After an intense book club read (if anyone would like to discuss Ada Palmer's Too Like the Lightning, I have almost too many thoughts to organize coherently), it was time to downshift into something fluffy and fun.
My waiting ARC of The Boyfriend Project, by Farrah Rochon, was the perfect choice. Beautiful, competent people meet and are wildly attracted to each other, pursue a relationship despite obstacles, overcome pitfalls, and kiss on a lovely fade to black.
The best parts about this book are around Samiah and her awesomeness. She kicks butt and takes name, owns it at work, has goals and meets them. At the beginning of the book she's involved in a viral video with a couple of strangers who quickly become the friends she's been missing as she focused on her work.
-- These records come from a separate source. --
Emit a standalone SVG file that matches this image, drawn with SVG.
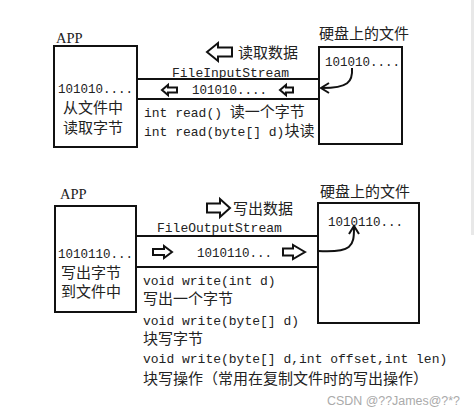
<svg xmlns="http://www.w3.org/2000/svg" width="474" height="413" viewBox="0 0 474 413">
<style>
.box{fill:#fff;stroke:#111;stroke-width:2}
.t{font-family:"Liberation Mono","Noto Sans CJK SC",monospace;font-size:13px;fill:#222}
.s{font-size:12.5px}
.a{font-family:"Liberation Serif","Noto Sans CJK SC",serif;font-size:14.5px;fill:#222}
.c{font-family:"Noto Sans CJK SC","Liberation Mono",sans-serif;font-size:15px;fill:#222}
.ha{fill:#fff;stroke:#111;stroke-width:2;stroke-linejoin:miter}
.cv{fill:none;stroke:#111;stroke-width:2}
.wm{font-family:"Liberation Sans",Arial,sans-serif;font-size:12.5px;fill:#aaa}
</style>
<rect width="474" height="413" fill="#fff"/>
<rect x="471" y="0" width="3" height="235" fill="#e8e8e8"/>

<g id="app-read">
<text class="a" x="56" y="42.5">APP</text>
<rect class="box" x="54" y="46" width="83" height="101"/>
<text class="t s" x="58" y="93">101010....</text>
<text class="c" x="63" y="113">从文件中</text>
<text class="c" x="63" y="132.5">读取字节</text>
</g>

<g id="stream-read">
<text class="t" x="172" y="76.5">FileInputStream</text>
<rect class="box" x="137" y="79" width="182" height="20"/>
<text class="t s" x="192" y="94">101010....</text>
<text class="t" x="144" y="116.5">int read() <tspan class="c">读一个字节</tspan></text>
<text class="t" x="144" y="135.5">int read(byte[] d)<tspan class="c">块读</tspan></text>
<text class="c" x="238" y="57.5">读取数据</text>
</g>

<g id="file-read">
<text class="c" x="319" y="38.5">硬盘上的文件</text>
<rect class="box" x="319" y="47" width="83" height="97"/>
<text class="t s" x="325" y="65.5">101010....</text>
</g>

<g id="app-write">
<text class="a" x="60" y="199">APP</text>
<rect class="box" x="55" y="206" width="81" height="106"/>
<text class="t s" x="58" y="257.5">1010110...</text>
<text class="c" x="61" y="277.5">写出字节</text>
<text class="c" x="61" y="296.5">到文件中</text>
</g>

<g id="stream-write">
<text class="t" x="157" y="231.5">FileOutputStream</text>
<rect class="box" x="136" y="236" width="182" height="31"/>
<text class="t s" x="197" y="256.5">1010110...</text>
<text class="c" x="233" y="213.5">写出数据</text>
<text class="t" x="143" y="285">void write(int d)</text>
<text class="c" x="143" y="304">写出一个字节</text>
<text class="t" x="143" y="324.5">void write(byte[] d)</text>
<text class="c" x="143" y="343.5">块写字节</text>
<text class="t" x="143" y="362.5">void write(byte[] d,int offset,int len)</text>
<text class="c" x="143" y="383.5">块写操作（常用在复制文件时的写出操作）</text>
</g>

<g id="file-write">
<text class="c" x="320" y="196.5">硬盘上的文件</text>
<rect class="box" x="318" y="203" width="101" height="120"/>
<text class="t s" x="328" y="225.5">1010110...</text>
</g>

<g id="connectors">
<polygon class="ha" points="207,52 218,43 218,47.5 232,47.5 232,56.5 218,56.5 218,61"/>
<polygon class="ha" points="162,90 168,85 168,87.5 177,87.5 177,92.5 168,92.5 168,95"/>
<polygon class="ha" points="280,90 286,85 286,87.5 293,87.5 293,92.5 286,92.5 286,95"/>
<path class="cv" d="M352,68 C353,82 348,88 322,88"/>
<path class="cv" d="M329,83 L321,88 L329,93"/>

<polygon class="ha" points="230,208 220,199 220,203.5 207,203.5 207,212.5 220,212.5 220,217"/>
<polygon class="ha" points="172,252 164,246 164,249 153,249 153,255 164,255 164,258"/>
<polygon class="ha" points="305,252 293,245 293,248.5 283,248.5 283,255.5 293,255.5 293,259"/>
<path class="cv" d="M318,251 C352,253 354,246 354,228"/>
<path class="cv" d="M349,234 L354,226 L359,234"/>
</g>

<text class="wm" x="327" y="405" textLength="133" lengthAdjust="spacingAndGlyphs">CSDN @??James@?*?</text>
</svg>
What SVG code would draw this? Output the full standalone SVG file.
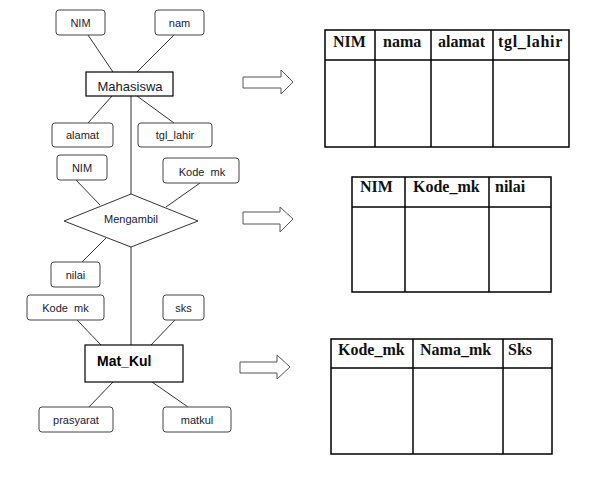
<svg xmlns="http://www.w3.org/2000/svg" width="596" height="481" viewBox="0 0 596 481">
<style>
.attr{fill:#fff;stroke:#444;stroke-width:1}
.ent{fill:#fff;stroke:#000;stroke-width:1.2}
.t{font-family:"Liberation Sans",Arial,sans-serif;font-size:11px;fill:#1a1a2e;text-anchor:middle}
.te{font-family:"Liberation Sans",Arial,sans-serif;font-size:13px;fill:#1a1a2e;text-anchor:middle}
.tb{font-family:"Liberation Sans",Arial,sans-serif;font-size:14px;font-weight:bold;fill:#000}
.ln{stroke:#333;stroke-width:1;fill:none}
.tbl{fill:#fff;stroke:#000;stroke-width:1.5}
.tl{stroke:#000;stroke-width:1.5}
.th{font-family:"Liberation Serif","Times New Roman",serif;font-size:16px;font-weight:bold;fill:#111}
.arr{fill:#fff;stroke:#555;stroke-width:1}
</style>
<rect width="596" height="481" fill="#fff"/>
<g id="connectors">
<line class="ln" x1="131" y1="96" x2="131" y2="194"/>
<line class="ln" x1="131" y1="247" x2="131" y2="345"/>
<line class="ln" x1="88" y1="35" x2="113" y2="72"/>
<line class="ln" x1="174" y1="35" x2="137" y2="72"/>
<line class="ln" x1="112" y1="96" x2="88" y2="123"/>
<line class="ln" x1="137" y1="96" x2="174" y2="123"/>
<line class="ln" x1="76" y1="180" x2="100" y2="205"/>
<line class="ln" x1="200" y1="183" x2="166" y2="207"/>
<line class="ln" x1="106" y1="238" x2="82" y2="262"/>
<line class="ln" x1="77" y1="320" x2="101" y2="345"/>
<line class="ln" x1="175" y1="320" x2="151" y2="345"/>
<line class="ln" x1="113" y1="382" x2="89" y2="407"/>
<line class="ln" x1="152" y1="382" x2="188" y2="407"/>
</g>
<g id="attr-nim1"><rect class="attr" x="56" y="10" width="49" height="25" rx="3"/><text class="t" x="80.5" y="27">NIM</text></g>
<g id="attr-nam"><rect class="attr" x="155" y="10" width="49" height="25" rx="3"/><text class="t" x="179.5" y="27">nam</text></g>
<g id="mahasiswa"><rect class="ent" x="86" y="72" width="87" height="24"/><text class="te" x="130" y="91">Mahasiswa</text></g>
<g id="attr-alamat"><rect class="attr" x="52" y="123" width="61" height="24" rx="3"/><text class="t" x="82.5" y="139">alamat</text></g>
<g id="attr-tgl"><rect class="attr" x="138" y="123" width="74" height="24" rx="3"/><text class="t" x="175" y="139">tgl_lahir</text></g>
<g id="attr-nim2"><rect class="attr" x="57" y="155" width="50" height="25" rx="3"/><text class="t" x="82" y="172">NIM</text></g>
<g id="attr-kode1"><rect class="attr" x="163" y="158" width="76" height="25" rx="3"/><text class="t" x="202" y="176" style="white-space:pre">Kode  mk</text></g>
<g id="mengambil"><polygon class="ent" points="64,221 131,194 198,221 131,247" style="stroke:#333;stroke-width:1"/><text class="t" x="131" y="223">Mengambil</text></g>
<g id="attr-nilai"><rect class="attr" x="51" y="262" width="49" height="25" rx="3"/><text class="t" x="75.5" y="279">nilai</text></g>
<g id="attr-kode2"><rect class="attr" x="27" y="295" width="77" height="25" rx="3"/><text class="t" x="65.5" y="312" style="white-space:pre">Kode  mk</text></g>
<g id="attr-sks"><rect class="attr" x="163" y="295" width="41" height="25" rx="3"/><text class="t" x="183.5" y="312">sks</text></g>
<g id="matkul-entity"><rect class="ent" x="85" y="345" width="98" height="37"/><text class="tb" x="97" y="366">Mat_Kul</text></g>
<g id="attr-prasyarat"><rect class="attr" x="39" y="407" width="74" height="25" rx="3"/><text class="t" x="76" y="424">prasyarat</text></g>
<g id="attr-matkul"><rect class="attr" x="163" y="407" width="68" height="25" rx="3"/><text class="t" x="197" y="424">matkul</text></g>
<g id="arrow1"><polygon class="arr" points="243,77 281,77 281,70 293,82 281,94 281,88 243,88"/></g>
<g id="arrow2"><polygon class="arr" points="243,212 280,212 280,207 293,219 280,232 280,224 243,224"/></g>
<g id="arrow3"><polygon class="arr" points="240,362 277,362 277,355 290,367 277,379 277,373 240,373"/></g>
<g id="table1">
<rect class="tbl" x="325" y="30" width="244" height="117"/>
<line class="tl" x1="325" y1="60" x2="569" y2="60"/>
<line class="tl" x1="375" y1="30" x2="375" y2="147"/>
<line class="tl" x1="431" y1="30" x2="431" y2="147"/>
<line class="tl" x1="493" y1="30" x2="493" y2="147"/>
<text class="th" x="333" y="47">NIM</text>
<text class="th" x="383" y="47">nama</text>
<text class="th" x="438" y="47">alamat</text>
<text class="th" x="498" y="47" style="letter-spacing:0.7px">tgl_lahir</text>
</g>
<g id="table2">
<rect class="tbl" x="352" y="177" width="199" height="115"/>
<line class="tl" x1="352" y1="207" x2="551" y2="207"/>
<line class="tl" x1="405" y1="177" x2="405" y2="292"/>
<line class="tl" x1="489" y1="177" x2="489" y2="292"/>
<text class="th" x="360" y="192">NIM</text>
<text class="th" x="413" y="192">Kode_mk</text>
<text class="th" x="495" y="192">nilai</text>
</g>
<g id="table3">
<rect class="tbl" x="331" y="339" width="221" height="115"/>
<line class="tl" x1="331" y1="368" x2="552" y2="368"/>
<line class="tl" x1="413" y1="339" x2="413" y2="454"/>
<line class="tl" x1="503" y1="339" x2="503" y2="454"/>
<text class="th" x="338" y="355">Kode_mk</text>
<text class="th" x="420" y="355">Nama_mk</text>
<text class="th" x="508" y="355">Sks</text>
</g>
</svg>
This new friendship is delightful and charming and I can't wait for the inevitable books about Taylor and London that I certainly hope are coming.
The workplace stuff is also great--watching Samiah navigate idea-stealers and potential promotions is competence at its finest, but watching this company be full of competent, happy people who are treated well by their managers and enjoy their work. I've had a job like that and it was brilliant, and this very much captures that feeling of excitement and teamwork that goes along with that. It's very much a story about a fantasy workplace.
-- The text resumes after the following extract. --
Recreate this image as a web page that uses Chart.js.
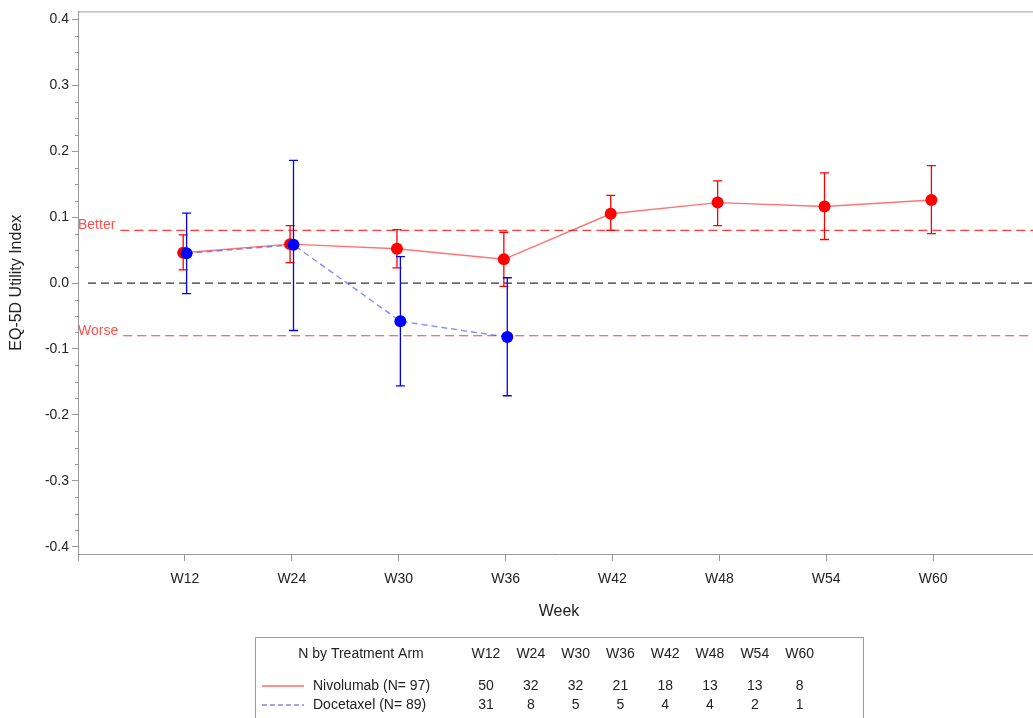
<!DOCTYPE html>
<html>
<head>
<meta charset="utf-8">
<script src="https://cdn.jsdelivr.net/npm/chart.js@4"></script>
<style>
    html, body { margin: 0; padding: 0; background: #fff; overflow: hidden; }
    #wrap { width: 1033px; height: 718px; overflow: hidden; }
    canvas { display: block; }
</style>
</head>
<body>
<div id="wrap"><canvas id="chart" width="1046" height="718"></canvas></div>
<script>
// Data
const weeks = ['W12', 'W24', 'W30', 'W36', 'W42', 'W48', 'W54', 'W60'];
const nivoMean = [0.046, 0.059, 0.052, 0.036, 0.105, 0.122, 0.116, 0.126];
const nivoUpper = [0.073, 0.087, 0.081, 0.077, 0.133, 0.155, 0.167, 0.178];
const nivoLower = [0.020, 0.031, 0.023, -0.005, 0.080, 0.087, 0.066, 0.075];
const doceMean = [0.045, 0.058, -0.058, -0.082];
const doceUpper = [0.106, 0.186, 0.040, 0.008];
const doceLower = [-0.016, -0.072, -0.156, -0.171];
const nivoN = [50, 32, 32, 21, 18, 13, 13, 8];
const doceN = [31, 8, 5, 5, 4, 4, 2, 1];
const armNames = ['Nivolumab (N= 97)', 'Docetaxel (N= 89)'];
const yTicks = [-0.4, -0.3, -0.2, -0.1, 0, 0.1, 0.2, 0.3, 0.4];
const refValues = [0.08, -0.08];
const refLabels = ['Better', 'Worse'];

const FONT = "'Liberation Sans', Arial, sans-serif";
const AXIS_GRAY = '#9a9a9a';
const TEXT = '#222';
const RED = '#ff0000';
const BLUE = '#0000ff';
const shift = 0.016; // small cluster offset between arms

function toPoints(values, dx) {
    return values.map((v, i) => ({ x: i + 1 + dx, y: v }));
}

// Reference lines (zero, Better, Worse)
const refLinesPlugin = {
    id: 'refLines',
    beforeDatasetsDraw(chart) {
        const { ctx, chartArea, scales: { y } } = chart;
        ctx.save();
        // zero line
        const y0 = y.getPixelForValue(0);
        ctx.strokeStyle = '#333';
        ctx.lineWidth = 1.2;
        ctx.setLineDash([8, 5]);
        ctx.beginPath();
        ctx.moveTo(chartArea.left + 10, y0);
        ctx.lineTo(chartArea.right, y0);
        ctx.stroke();

        ctx.font = '14px ' + FONT;
        ctx.textBaseline = 'middle';
        ctx.textAlign = 'left';
        refValues.forEach((v, i) => {
            const py = y.getPixelForValue(v);
            ctx.fillStyle = '#ff5050';
            ctx.fillText(refLabels[i], chartArea.left, py - 5);
            const w = ctx.measureText(refLabels[i]).width;
            ctx.strokeStyle = '#ff3b3b';
            ctx.setLineDash([9, 5]);
            ctx.beginPath();
            ctx.moveTo(chartArea.left + w + 5, py);
            ctx.lineTo(chartArea.right, py);
            ctx.stroke();
        });
        ctx.restore();
    }
};

// Error bars
const errorBarsPlugin = {
    id: 'errorBars',
    beforeDatasetsDraw(chart) {
        const { ctx, scales: { x, y } } = chart;
        const series = [
            { lo: nivoLower, hi: nivoUpper, dx: -shift, color: RED },
            { lo: doceLower, hi: doceUpper, dx: shift, color: BLUE }
        ];
        ctx.save();
        ctx.lineWidth = 1.3;
        series.forEach(s => {
            ctx.strokeStyle = s.color;
            s.lo.forEach((lo, i) => {
                const px = x.getPixelForValue(i + 1 + s.dx);
                const pLo = y.getPixelForValue(lo);
                const pHi = y.getPixelForValue(s.hi[i]);
                ctx.beginPath();
                ctx.moveTo(px, pLo);
                ctx.lineTo(px, pHi);
                ctx.moveTo(px - 4.5, pLo);
                ctx.lineTo(px + 4.5, pLo);
                ctx.moveTo(px - 4.5, pHi);
                ctx.lineTo(px + 4.5, pHi);
                ctx.stroke();
            });
        });
        ctx.restore();
    }
};

// Frame top line, minor ticks and the N table
const extrasPlugin = {
    id: 'extras',
    afterDraw(chart) {
        const { ctx, chartArea, scales: { y } } = chart;
        ctx.save();
        ctx.strokeStyle = AXIS_GRAY;
        ctx.lineWidth = 1;
        ctx.beginPath();
        ctx.moveTo(chartArea.left, chartArea.top + 0.5);
        ctx.lineTo(chartArea.right, chartArea.top + 0.5);
        // minor ticks
        for (let k = -16; k <= 16; k++) {
            if (k % 4 === 0) continue;
            const py = Math.round(y.getPixelForValue(k * 0.025)) + 0.5;
            ctx.moveTo(chartArea.left - 3, py);
            ctx.lineTo(chartArea.left, py);
        }
        ctx.stroke();

        // N by treatment arm table
        ctx.strokeRect(255.5, 637.5, 608, 120);
        ctx.fillStyle = TEXT;
        ctx.font = '14px ' + FONT;
        ctx.textBaseline = 'middle';
        ctx.textAlign = 'center';
        ctx.fillText('N by Treatment Arm', 361, 654);
        const colX = weeks.map((w, i) => 486 + i * 44.8);
        weeks.forEach((w, i) => ctx.fillText(w, colX[i], 654));
        nivoN.forEach((n, i) => ctx.fillText(String(n), colX[i], 686));
        doceN.forEach((n, i) => ctx.fillText(String(n), colX[i], 705));
        ctx.textAlign = 'left';
        ctx.fillText(armNames[0], 313, 686);
        ctx.fillText(armNames[1], 313, 705);

        ctx.lineWidth = 1.2;
        ctx.strokeStyle = '#ff2020';
        ctx.beginPath();
        ctx.moveTo(262, 686);
        ctx.lineTo(304, 686);
        ctx.stroke();
        ctx.strokeStyle = '#4040ff';
        ctx.setLineDash([5, 3]);
        ctx.beginPath();
        ctx.moveTo(262, 705);
        ctx.lineTo(304, 705);
        ctx.stroke();
        ctx.restore();
    }
};

const ctx = document.getElementById('chart');
new Chart(ctx, {
    type: 'line',
    data: {
        datasets: [
            {
                label: armNames[0],
                data: toPoints(nivoMean, -shift),
                borderColor: 'rgba(255, 0, 0, 0.55)',
                borderWidth: 1.4,
                pointRadius: 6,
                pointBorderWidth: 0,
                pointBackgroundColor: RED,
                tension: 0,
                order: 2
            },
            {
                label: armNames[1],
                data: toPoints(doceMean, shift),
                borderColor: 'rgba(70, 70, 255, 0.65)',
                borderWidth: 1.4,
                borderDash: [6, 4],
                pointRadius: 6,
                pointBorderWidth: 0,
                pointBackgroundColor: BLUE,
                tension: 0,
                order: 1
            }
        ]
    },
    options: {
        responsive: false,
        animation: false,
        devicePixelRatio: 1,
        layout: { padding: { top: 10, left: 0, right: 0, bottom: 0 } },
        plugins: {
            legend: { display: false },
            tooltip: { enabled: false }
        },
        scales: {
            x: {
                type: 'linear',
                min: 0,
                max: 9,
                afterBuildTicks: scale => {
                    scale.ticks = [0].concat(weeks.map((w, i) => i + 1)).map(v => ({ value: v }));
                },
                afterFit: scale => { scale.height = 164; },
                ticks: {
                    autoSkip: false,
                    maxRotation: 0,
                    padding: 10,
                    color: TEXT,
                    font: { family: FONT, size: 14 },
                    callback: v => (v >= 1 && v <= weeks.length ? weeks[v - 1] : '')
                },
                grid: { drawOnChartArea: false, drawTicks: true, tickLength: 7, color: AXIS_GRAY },
                border: { display: true, color: AXIS_GRAY },
                title: {
                    display: true,
                    text: 'Week',
                    color: TEXT,
                    font: { family: FONT, size: 16 },
                    padding: { top: 0, bottom: 97 }
                }
            },
            y: {
                min: -0.411,
                max: 0.412,
                afterBuildTicks: scale => {
                    scale.ticks = yTicks.map(v => ({ value: v }));
                },
                afterFit: scale => { scale.width = 78; },
                ticks: {
                    padding: 3,
                    color: TEXT,
                    font: { family: FONT, size: 14 },
                    callback: v => v.toFixed(1)
                },
                grid: { drawOnChartArea: false, drawTicks: true, tickLength: 6, color: AXIS_GRAY },
                border: { display: true, color: AXIS_GRAY },
                title: {
                    display: true,
                    text: 'EQ-5D Utility Index',
                    color: TEXT,
                    font: { family: FONT, size: 16 },
                    padding: { top: 7, bottom: 0 }
                }
            }
        }
    },
    plugins: [refLinesPlugin, errorBarsPlugin, extrasPlugin]
});
</script>
</body>
</html>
Daniel is also very hot and delightful, and their mutual attraction is full of delightful flirting banter and longing looks.
The reasons Samiah had for not wanting to get serious (because isn't a romance mostly about why they can't just fall for each other smoothly) are pretty thin, but she's a person who's all about control, so it made sense for her character, if not strictly necessary.
Daniel's reasons to resist their attraction are clearer; he's taken his new job as part of a government investigation, and he's here to get the information he needs and get out. Falling for one of his new coworkers was not part of the plan, and the lies he has to tell to sustain his cover story make him uncomfortable, even as he is being his sincere self in falling in love.
This book has an admirable sense of the difference between privacy and lying, because Samiah is a pretty private person, and doesn't expect all Daniel's details. It could be much worse. But the fact is that there are a lot of lies throughout the book, and then at the end, when the reckoning comes, while the apologies are believable, there is maybe not quite enough groveling for me. I feel like some of the angles of his deception that bothered me were not the ones that bothered Samiah, nor the ones Daniel was apologizing for. I wanted a little more nuance in his apology.
BUT: he remains charming and hot and brilliant and nerdy, and a book where the capitalists are not all evil and the "police" presence is after white collar crimes was just the light touch I needed right now. I definitely recommend this one; if you like the cover, this book will definitely deliver.